Stored data:
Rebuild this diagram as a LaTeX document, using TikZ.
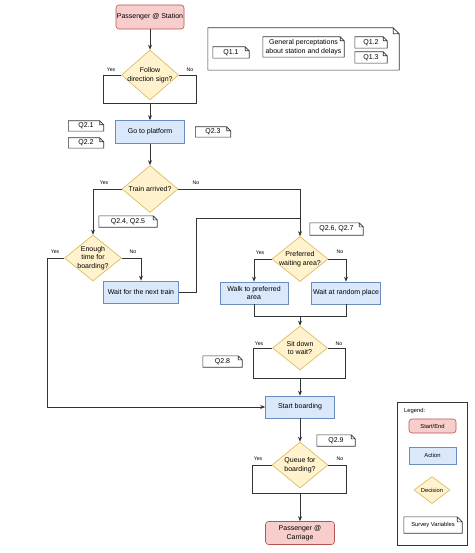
\documentclass[tikz,border=0pt]{standalone}
\usepackage{fontspec}
\setmainfont{Liberation Sans}
\usepackage{xcolor}
\definecolor{f8cecc}{HTML}{f8cecc}
\definecolor{b85450}{HTML}{b85450}
\definecolor{dae8fc}{HTML}{dae8fc}
\definecolor{c6c8ebf}{HTML}{6c8ebf}
\definecolor{fff2cc}{HTML}{fff2cc}
\definecolor{d6b656}{HTML}{d6b656}
\definecolor{c333333}{HTML}{333333}
\usepackage{tikz}
\usetikzlibrary{shapes.geometric}
\usetikzlibrary{arrows.meta}

\begin{document}
\begin{tikzpicture}[x=1pt, y=-1pt,
        every node/.style={font=\fontsize{7}{8.5}\selectfont, inner sep=0pt},
        startend/.style={draw=b85450, fill=f8cecc, rounded corners=3pt, align=center, line width=.6pt},
        action/.style={draw=c6c8ebf, fill=dae8fc, align=center, line width=.6pt},
        decision/.style={diamond, draw=d6b656, fill=fff2cc, line width=.6pt},
        dtext/.style={align=center},
        note/.style={align=center},
        yn/.style={font=\fontsize{5.2}{6}\selectfont},
        small/.style={font=\fontsize{5.8}{7}\selectfont},
        flow/.style={draw=c333333, line width=.7pt},
        arrow/.style={flow, -{Stealth[length=5pt, width=4pt]}}
    ]
            \useasboundingbox (0, 0) rectangle (474, 553);

            % main flow
            \node (start) at (150, 17) [startend, minimum width=68, minimum height=24] {Passenger @ Station};
            \node (dir) at (150, 75) [decision, minimum width=57, minimum height=50,
                label={[dtext]center:Follow\\direction sign?}] {};
            \node (plat) at (150, 132) [action, minimum width=69, minimum height=23] {Go to platform};
            \node (train) at (150, 189) [decision, minimum width=56, minimum height=47,
                label={[dtext]center:Train arrived?}] {};
            \node (enough) at (93, 258) [decision, minimum width=57, minimum height=46,
                label={[dtext]center:Enough\\time for\\boarding?}] {};
            \node (wait) at (141, 292) [action, minimum width=75, minimum height=22] {Wait for the next train};
            \node (pref) at (300, 259) [decision, minimum width=56, minimum height=45,
                label={[dtext]center:Preferred\\waiting area?}] {};
            \node (walk) at (254, 293) [action, minimum width=68, minimum height=22] {Walk to preferred\\area};
            \node (rand) at (346, 293) [action, minimum width=69, minimum height=22] {Wait at random place};
            \node (sit) at (300, 348) [decision, minimum width=55, minimum height=44,
                label={[dtext]center:Sit down\\to wait?}] {};
            \node (board) at (300, 407) [action, minimum width=69, minimum height=22] {Start boarding};
            \node (queue) at (300, 465) [decision, minimum width=56, minimum height=46,
                label={[dtext]center:Queue for\\boarding?}] {};
            \node (end) at (300, 533) [startend, minimum width=69, minimum height=23] {Passenger @\\Carriage};

            % survey variables
            \node (perc) at (303.5, 49) [minimum width=191, minimum height=42] {};
            \node (q11) at (231, 52.5) [note, minimum width=36, minimum height=11] {Q1.1};
            \node (gen) at (303.5, 47) [note, minimum width=81, minimum height=20] {General perceptations\\about station and delays};
            \node (q12) at (371, 42.5) [note, minimum width=32, minimum height=11] {Q1.2};
            \node (q13) at (371, 57.5) [note, minimum width=32, minimum height=11] {Q1.3};
            \node (q21) at (86, 126) [note, minimum width=35, minimum height=10] {Q2.1};
            \node (q22) at (86, 143) [note, minimum width=35, minimum height=10] {Q2.2};
            \node (q23) at (213, 132) [note, minimum width=35, minimum height=10] {Q2.3};
            \node (q245) at (128, 221.5) [note, minimum width=58, minimum height=11] {Q2.4, Q2.5};
            \node (q267) at (336.5, 229) [note, minimum width=53, minimum height=12] {Q2.6, Q2.7};
            \node (q28) at (222.5, 361.5) [note, minimum width=39, minimum height=11] {Q2.8};
            \node (q29) at (336, 440.5) [note, minimum width=38, minimum height=11] {Q2.9};

            % legend
            \node (legend) at (432, 473.5) [draw=c333333, line width=.6pt, minimum width=70, minimum height=143] {};
            \node (leg) at (404, 411) [small, anchor=west] {Legend:};
            \node (lse) at (432.5, 426) [startend, small, minimum width=47, minimum height=14] {Start/End};
            \node (lact) at (432.5, 455.5) [action, small, minimum width=47, minimum height=17] {Action};
            \node (ldec) at (432, 490) [decision, minimum width=36, minimum height=27,
                label={[small]center:Decision}] {};
            \node (sv) at (433, 525) [note, small, minimum width=58, minimum height=16] {Survey Variables};

            % folded corners
            \foreach \n/\s in {perc/6, q11/4, gen/4, q12/4, q13/4, q21/4, q22/4, q23/4, q245/4, q267/4, q28/4, q29/4, sv/5} {
                \draw[draw=c333333, line width=.6pt]
                    (\n.south west) -- (\n.north west) -- ([xshift=-\s pt]\n.north east)
                    -- ([yshift=-\s pt]\n.north east) -- (\n.south east) -- cycle
                    ([xshift=-\s pt]\n.north east) -- ([xshift=-\s pt, yshift=-\s pt]\n.north east)
                    -- ([yshift=-\s pt]\n.north east);
            }

            % junctions
            \coordinate (dirbot) at (150, 103);
            \coordinate (back) at (300, 218);
            \coordinate (prefbot) at (300, 316);
            \coordinate (sitbot) at (300, 378);
            \coordinate (queuebot) at (300, 493);

            % connectors
            \draw[arrow] (start) to (dir);
            \draw[flow] (dir.west) -- ++(-18, 0) |- (dirbot);
            \draw[flow] (dir.east) -- ++(18, 0) |- (dirbot);
            \draw[arrow] (dirbot) to (plat);
            \draw[arrow] (plat) to (train);
            \draw[arrow] (train.west) -| (enough.north);
            \draw[arrow] (train.east) -| (pref.north);
            \draw[arrow] (enough.east) -| (wait.north);
            \draw[flow] (wait.east) -- ++(18, 0) |- (back);
            \draw[arrow] (enough.west) -- ++(-17, 0) |- (board.west);
            \draw[arrow] (pref.west) -| (walk.north);
            \draw[arrow] (pref.east) -| (rand.north);
            \draw[flow] (walk.south) |- (prefbot);
            \draw[flow] (rand.south) |- (prefbot);
            \draw[arrow] (prefbot) to (sit);
            \draw[flow] (sit.west) -- ++(-19, 0) |- (sitbot);
            \draw[flow] (sit.east) -- ++(18, 0) |- (sitbot);
            \draw[arrow] (sitbot) to (board);
            \draw[arrow] (board) to (queue);
            \draw[flow] (queue.west) -- ++(-19, 0) |- (queuebot);
            \draw[flow] (queue.east) -- ++(18, 0) |- (queuebot);
            \draw[arrow] (queuebot) to (end);

            % yes / no
            \node (y1) at (111, 70) [yn] {Yes};
            \node (n1) at (190, 70) [yn] {No};
            \node (y2) at (104, 183) [yn] {Yes};
            \node (n2) at (196, 183) [yn] {No};
            \node (y3) at (55, 252) [yn] {Yes};
            \node (n3) at (133, 252) [yn] {No};
            \node (y4) at (260, 253) [yn] {Yes};
            \node (n4) at (340, 252) [yn] {No};
            \node (y5) at (259, 344) [yn] {Yes};
            \node (n5) at (339, 344) [yn] {No};
            \node (y6) at (258, 459) [yn] {Yes};
            \node (n6) at (340, 459) [yn] {No};
        \end{tikzpicture}
\end{document}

To be done: Ignore the images and quote every line of the listing exactly.

Result:
Rebuild this diagram as a LaTeX document, using TikZ.
\documentclass[tikz,border=0pt]{standalone}
\usepackage{fontspec}
\setmainfont{Liberation Sans}
\usepackage{xcolor}
\definecolor{f8cecc}{HTML}{f8cecc}
\definecolor{b85450}{HTML}{b85450}
\definecolor{dae8fc}{HTML}{dae8fc}
\definecolor{c6c8ebf}{HTML}{6c8ebf}
\definecolor{fff2cc}{HTML}{fff2cc}
\definecolor{d6b656}{HTML}{d6b656}
\definecolor{c333333}{HTML}{333333}
\usepackage{tikz}
\usetikzlibrary{shapes.geometric}
\usetikzlibrary{arrows.meta}

\begin{document}
\begin{tikzpicture}[x=1pt, y=-1pt,
        every node/.style={font=\fontsize{7}{8.5}\selectfont, inner sep=0pt},
        startend/.style={draw=b85450, fill=f8cecc, rounded corners=3pt, align=center, line width=.6pt},
        action/.style={draw=c6c8ebf, fill=dae8fc, align=center, line width=.6pt},
        decision/.style={diamond, draw=d6b656, fill=fff2cc, line width=.6pt},
        dtext/.style={align=center},
        note/.style={align=center},
        yn/.style={font=\fontsize{5.2}{6}\selectfont},
        small/.style={font=\fontsize{5.8}{7}\selectfont},
        flow/.style={draw=c333333, line width=.7pt},
        arrow/.style={flow, -{Stealth[length=5pt, width=4pt]}}
    ]
            \useasboundingbox (0, 0) rectangle (474, 553);

            % main flow
            \node (start) at (150, 17) [startend, minimum width=68, minimum height=24] {Passenger @ Station};
            \node (dir) at (150, 75) [decision, minimum width=57, minimum height=50,
                label={[dtext]center:Follow\\direction sign?}] {};
            \node (plat) at (150, 132) [action, minimum width=69, minimum height=23] {Go to platform};
            \node (train) at (150, 189) [decision, minimum width=56, minimum height=47,
                label={[dtext]center:Train arrived?}] {};
            \node (enough) at (93, 258) [decision, minimum width=57, minimum height=46,
                label={[dtext]center:Enough\\time for\\boarding?}] {};
            \node (wait) at (141, 292) [action, minimum width=75, minimum height=22] {Wait for the next train};
            \node (pref) at (300, 259) [decision, minimum width=56, minimum height=45,
                label={[dtext]center:Preferred\\waiting area?}] {};
            \node (walk) at (254, 293) [action, minimum width=68, minimum height=22] {Walk to preferred\\area};
            \node (rand) at (346, 293) [action, minimum width=69, minimum height=22] {Wait at random place};
            \node (sit) at (300, 348) [decision, minimum width=55, minimum height=44,
                label={[dtext]center:Sit down\\to wait?}] {};
            \node (board) at (300, 407) [action, minimum width=69, minimum height=22] {Start boarding};
            \node (queue) at (300, 465) [decision, minimum width=56, minimum height=46,
                label={[dtext]center:Queue for\\boarding?}] {};
            \node (end) at (300, 533) [startend, minimum width=69, minimum height=23] {Passenger @\\Carriage};

            % survey variables
            \node (perc) at (303.5, 49) [minimum width=191, minimum height=42] {};
            \node (q11) at (231, 52.5) [note, minimum width=36, minimum height=11] {Q1.1};
            \node (gen) at (303.5, 47) [note, minimum width=81, minimum height=20] {General perceptations\\about station and delays};
            \node (q12) at (371, 42.5) [note, minimum width=32, minimum height=11] {Q1.2};
            \node (q13) at (371, 57.5) [note, minimum width=32, minimum height=11] {Q1.3};
            \node (q21) at (86, 126) [note, minimum width=35, minimum height=10] {Q2.1};
            \node (q22) at (86, 143) [note, minimum width=35, minimum height=10] {Q2.2};
            \node (q23) at (213, 132) [note, minimum width=35, minimum height=10] {Q2.3};
            \node (q245) at (128, 221.5) [note, minimum width=58, minimum height=11] {Q2.4, Q2.5};
            \node (q267) at (336.5, 229) [note, minimum width=53, minimum height=12] {Q2.6, Q2.7};
            \node (q28) at (222.5, 361.5) [note, minimum width=39, minimum height=11] {Q2.8};
            \node (q29) at (336, 440.5) [note, minimum width=38, minimum height=11] {Q2.9};

            % legend
            \node (legend) at (432, 473.5) [draw=c333333, line width=.6pt, minimum width=70, minimum height=143] {};
            \node (leg) at (404, 411) [small, anchor=west] {Legend:};
            \node (lse) at (432.5, 426) [startend, small, minimum width=47, minimum height=14] {Start/End};
            \node (lact) at (432.5, 455.5) [action, small, minimum width=47, minimum height=17] {Action};
            \node (ldec) at (432, 490) [decision, minimum width=36, minimum height=27,
                label={[small]center:Decision}] {};
            \node (sv) at (433, 525) [note, small, minimum width=58, minimum height=16] {Survey Variables};

            % folded corners
            \foreach \n/\s in {perc/6, q11/4, gen/4, q12/4, q13/4, q21/4, q22/4, q23/4, q245/4, q267/4, q28/4, q29/4, sv/5} {
                \draw[draw=c333333, line width=.6pt]
                    (\n.south west) -- (\n.north west) -- ([xshift=-\s pt]\n.north east)
                    -- ([yshift=-\s pt]\n.north east) -- (\n.south east) -- cycle
                    ([xshift=-\s pt]\n.north east) -- ([xshift=-\s pt, yshift=-\s pt]\n.north east)
                    -- ([yshift=-\s pt]\n.north east);
            }

            % junctions
            \coordinate (dirbot) at (150, 103);
            \coordinate (back) at (300, 218);
            \coordinate (prefbot) at (300, 316);
            \coordinate (sitbot) at (300, 378);
            \coordinate (queuebot) at (300, 493);

            % connectors
            \draw[arrow] (start) to (dir);
            \draw[flow] (dir.west) -- ++(-18, 0) |- (dirbot);
            \draw[flow] (dir.east) -- ++(18, 0) |- (dirbot);
            \draw[arrow] (dirbot) to (plat);
            \draw[arrow] (plat) to (train);
            \draw[arrow] (train.west) -| (enough.north);
            \draw[arrow] (train.east) -| (pref.north);
            \draw[arrow] (enough.east) -| (wait.north);
            \draw[flow] (wait.east) -- ++(18, 0) |- (back);
            \draw[arrow] (enough.west) -- ++(-17, 0) |- (board.west);
            \draw[arrow] (pref.west) -| (walk.north);
            \draw[arrow] (pref.east) -| (rand.north);
            \draw[flow] (walk.south) |- (prefbot);
            \draw[flow] (rand.south) |- (prefbot);
            \draw[arrow] (prefbot) to (sit);
            \draw[flow] (sit.west) -- ++(-19, 0) |- (sitbot);
            \draw[flow] (sit.east) -- ++(18, 0) |- (sitbot);
            \draw[arrow] (sitbot) to (board);
            \draw[arrow] (board) to (queue);
            \draw[flow] (queue.west) -- ++(-19, 0) |- (queuebot);
            \draw[flow] (queue.east) -- ++(18, 0) |- (queuebot);
            \draw[arrow] (queuebot) to (end);

            % yes / no
            \node (y1) at (111, 70) [yn] {Yes};
            \node (n1) at (190, 70) [yn] {No};
            \node (y2) at (104, 183) [yn] {Yes};
            \node (n2) at (196, 183) [yn] {No};
            \node (y3) at (55, 252) [yn] {Yes};
            \node (n3) at (133, 252) [yn] {No};
            \node (y4) at (260, 253) [yn] {Yes};
            \node (n4) at (340, 252) [yn] {No};
            \node (y5) at (259, 344) [yn] {Yes};
            \node (n5) at (339, 344) [yn] {No};
            \node (y6) at (258, 459) [yn] {Yes};
            \node (n6) at (340, 459) [yn] {No};
        \end{tikzpicture}
\end{document}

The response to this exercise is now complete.